Here’s the catch: those benefits only appeared in people who were already experiencing meaningful distress. When researchers tested reiki on people with normal, everyday levels of stress or anxiety, the results were no better than sham treatment. The evidence quality for those groups dropped to low. In other words, reiki may help people who are genuinely struggling, but it doesn’t appear to do much for general wellness in people who are already feeling fine.
This creates an awkward situation for the pseudoscience label. The underlying theory (invisible energy channeling) has no scientific support. But some clinical outcomes, particularly for stress and anxiety in distressed populations, seem to exceed what you’d expect from placebo alone.

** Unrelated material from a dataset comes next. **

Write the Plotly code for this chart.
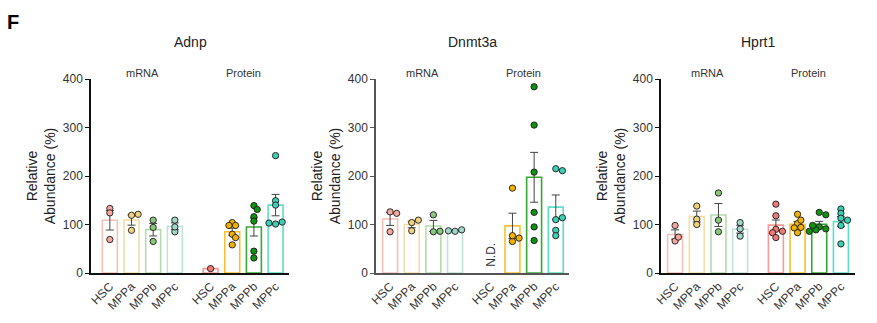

Whether this reflects something genuinely therapeutic about the practitioner-patient interaction, a flaw in study blinding, or something else entirely remains an open question.

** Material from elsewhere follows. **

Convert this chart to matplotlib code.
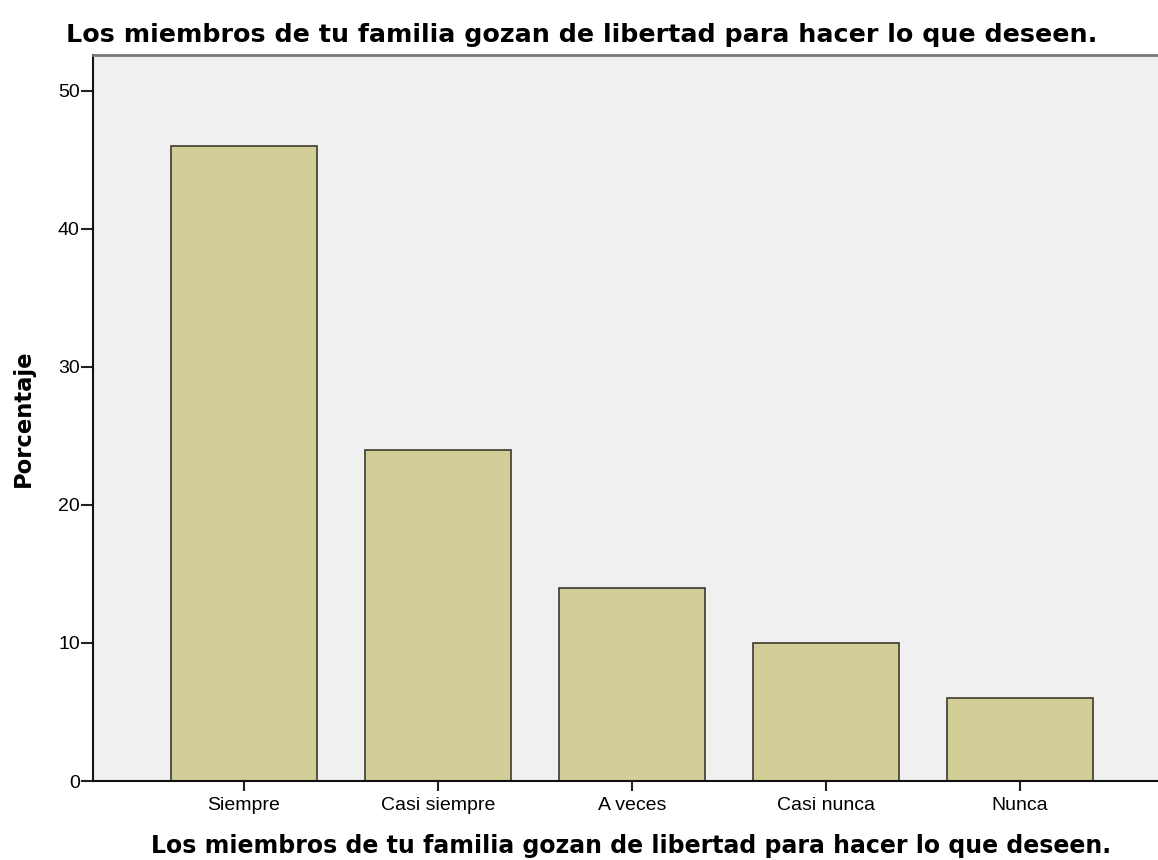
import matplotlib
matplotlib.use("Agg")
import matplotlib.pyplot as plt
import numpy as np

# data
categorias = ["Siempre", "Casi siempre", "A veces", "Casi nunca", "Nunca"]
porcentajes = [46, 24, 14, 10, 6]
titulo = "Los miembros de tu familia gozan de libertad para hacer lo que deseen."

plt.rcParams['font.family'] = ['Liberation Sans', 'DejaVu Sans']

fig = plt.figure(figsize=(11.58, 8.60), dpi=100)
ax = fig.add_axes([93/1158, 79/860, 1 - 93/1158, 726/860])
ax.set_facecolor("#F0F0F0")

x = np.arange(len(categorias))
ax.bar(x, porcentajes, width=0.753, color="#D3CE97", edgecolor="#3a3a30", linewidth=1.2, zorder=2)

ax.set_xlim(-0.778, 4.711)
ax.set_ylim(0, 52.6)
ax.set_yticks([0, 10, 20, 30, 40, 50])
ax.set_xticks(x)
ax.set_xticklabels(categorias, fontsize=14)
ax.tick_params(axis='y', labelsize=14, length=8.5, width=1.5, pad=1, color="#222222")
ax.tick_params(axis='x', length=7.5, width=1.5, pad=4, color="#222222")

ax.spines["right"].set_visible(False)
ax.spines["top"].set_color("#777777")
ax.spines["top"].set_linewidth(2)
for s in ["left", "bottom"]:
    ax.spines[s].set_linewidth(1.5)
    ax.spines[s].set_color("#111111")

# axis titles placed in figure pixels
fig.text(23/1158, 1 - 418/860, "Porcentaje", rotation=90, ha='center', va='center',
         fontsize=16.3, fontweight='bold', family='DejaVu Sans')
fig.text(631/1158, 1 - 846/860, titulo, ha='center', va='center', fontsize=17,
         fontweight='bold', family='DejaVu Sans')
fig.text(582/1158, 1 - 35/860, titulo, ha='center', va='center', fontsize=18.3,
         fontweight='bold', family='DejaVu Sans')

fig.savefig("out.png", dpi=100)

Why Hospitals Offer It Anyway
Despite the lack of a proven mechanism, more than 800 hospitals in the United States, roughly 15% of the total, now offer reiki to patients. These programs are typically framed not as cures but as stress management techniques, often provided at no cost alongside conventional care. The practical rationale is straightforward: reiki has no known direct risks, it’s inexpensive to offer, patients report feeling better afterward, and it may reduce the need for additional anxiety or pain medication in clinical settings.
Hospital integration doesn’t mean the medical establishment has endorsed reiki’s theoretical claims about energy healing. It means that in the cost-benefit calculation, a low-risk intervention that patients find calming has cleared a low bar for inclusion as a complement to standard treatment. Hospitals also offer chaplain services, therapy dogs, and music therapy for similar reasons.
The Real Risk: Substitution
Reiki itself poses no physical danger. It’s either light touch or no contact at all. The genuine concern is substitution: people choosing reiki instead of evidence-based treatment for serious conditions like cancer, infections, or heart disease. No evidence supports reiki as a treatment for any specific medical condition, and delaying proven care in favor of energy healing can cause real harm. The risk isn’t the reiki session. It’s what you might skip because of it.
Where This Leaves the Question
If pseudoscience means a practice whose foundational claims contradict established science and lack empirical support, reiki qualifies. The energy it describes has never been detected, its theoretical framework doesn’t align with physics, and the overall evidence for its effectiveness is weak and inconsistent. At the same time, dismissing it as pure theater doesn’t fully account for the subset of controlled trials showing effects on mental health symptoms beyond sham treatment. Those findings are limited, they need replication, and they don’t validate the energy-healing framework. But they suggest something is happening during reiki sessions for certain people, even if the explanation practitioners offer for why it works is almost certainly wrong.
The most accurate summary is this: reiki’s theory is pseudoscientific, its clinical evidence is mixed but occasionally promising for stress-related symptoms, and its safety profile is excellent as long as it’s used alongside conventional medicine rather than replacing it.